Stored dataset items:
[Start]
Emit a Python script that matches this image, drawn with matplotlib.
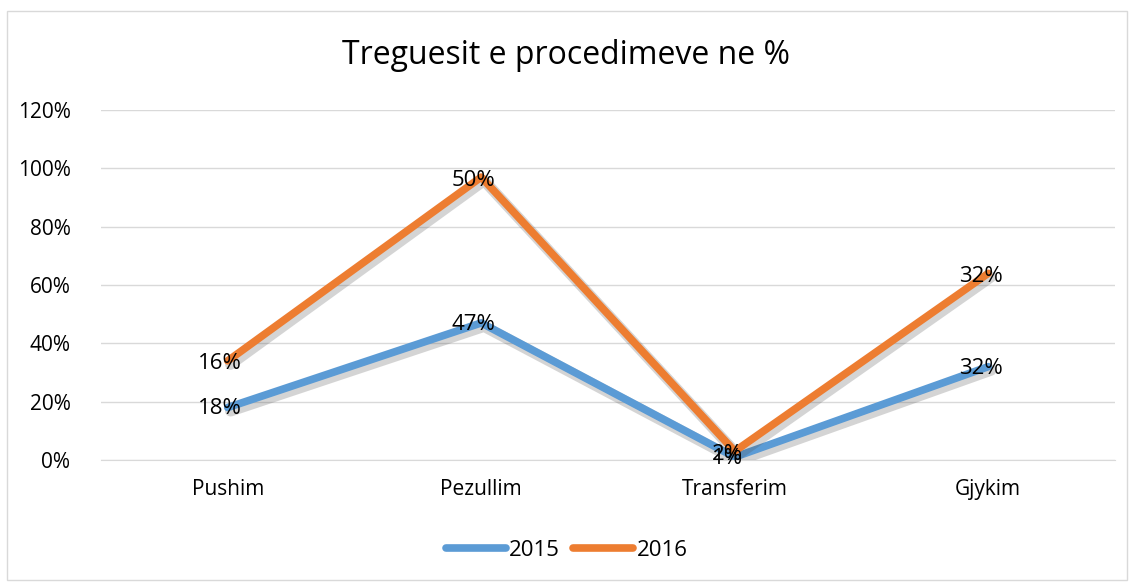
import numpy as np
import matplotlib.pyplot as plt
import matplotlib.patheffects as pe
from matplotlib.ticker import PercentFormatter

plt.rcParams['font.family'] = ['Open Sans', 'DejaVu Sans']

categories = ["Pushim", "Pezullim", "Transferim", "Gjykim"]
v2015 = [18, 47, 1, 32]
v2016 = [16, 50, 2, 32]
yticks = [0, 20, 40, 60, 80, 100, 120]

blue = "#5B9BD5"
orange = "#ED7D31"

fig = plt.figure(figsize=(11.33, 5.83), dpi=100)
# outer chart border
fig.patches.append(plt.Rectangle((7 / 1133, 1 - 580 / 583), 1120 / 1133, 569 / 583,
                                 transform=fig.transFigure, fill=False,
                                 edgecolor="#D9D9D9", lw=1))
ax = fig.add_axes([101 / 1133, 1 - 460 / 583, 1014 / 1133, 350 / 583])

x = np.arange(len(categories))
s2015 = np.array(v2015)
s2016 = s2015 + np.array(v2016)  # stacked line

shadow = [pe.SimpleLineShadow(offset=(2, -2.5), shadow_color="#555555", alpha=0.25,
                              linewidth=8),
          pe.Normal()]
ax.plot(x, s2015, color=blue, lw=5.5, solid_capstyle="round", label="2015",
        path_effects=shadow, zorder=3)
ax.plot(x, s2016, color=orange, lw=5.5, solid_capstyle="round", label="2016",
        path_effects=shadow, zorder=4)

for xi, y, v in zip(x, s2015, v2015):
    ax.text(xi - 0.03, y - 0.5, f"{v}%", ha="center", va="center", fontsize=16, zorder=5)
for xi, y, v in zip(x, s2016, v2016):
    ax.text(xi - 0.03, y - 1, f"{v}%", ha="center", va="center", fontsize=16, zorder=5)

ax.set_xlim(-0.5, len(categories) - 0.5)
ax.set_ylim(0, 120)
ax.set_yticks(yticks)
ax.yaxis.set_major_formatter(PercentFormatter(decimals=0))
ax.set_xticks(x)
ax.set_xticklabels(categories)
ax.tick_params(axis="both", length=0, labelsize=15)
ax.tick_params(axis="x", pad=14)
ax.tick_params(axis="y", pad=22)
ax.grid(axis="y", color="#D9D9D9", lw=1)
ax.set_axisbelow(True)
for s in ["top", "right", "left"]:
    ax.spines[s].set_visible(False)
ax.spines["bottom"].set_color("#D9D9D9")

fig.text(0.5, 1 - 55 / 583, "Treguesit e procedimeve ne %", ha="center", va="center",
         fontsize=23)

leg = fig.legend(loc="center", bbox_to_anchor=(0.5, 1 - 550 / 583), ncol=2, frameon=False,
                 fontsize=16, handlelength=2.7, handletextpad=0.15, columnspacing=0.6)
for line in leg.get_lines():
    line.set_linewidth(5.5)
    line.set_path_effects([])

fig.savefig("out.png", dpi=100)
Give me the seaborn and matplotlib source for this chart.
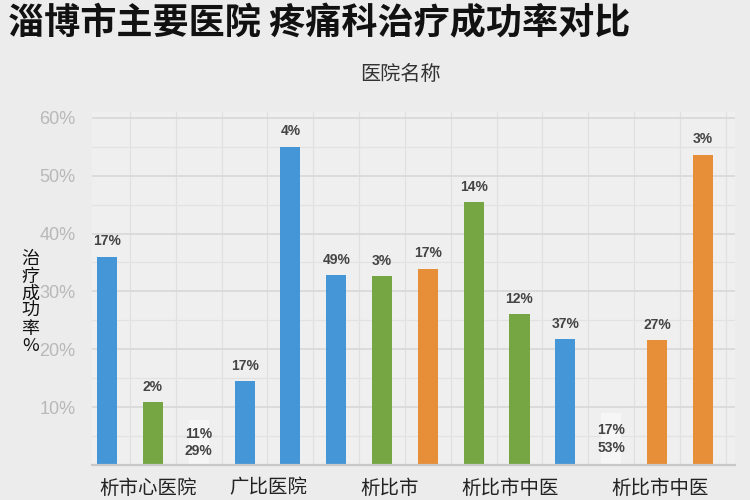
[End]
# EXERCISE DIRECTIONS:
Write down every line from the opening of the listing to the line with "plt.rcParams['font.family'] = ['Open", both included, and nothing else; the pictures are omitted.

# FINISHED EXERCISE:
Emit a Python script that matches this image, drawn with matplotlib.
import numpy as np
import matplotlib.pyplot as plt
import matplotlib.patheffects as pe
from matplotlib.ticker import PercentFormatter

plt.rcParams['font.family'] = ['Open Sans', 'DejaVu Sans']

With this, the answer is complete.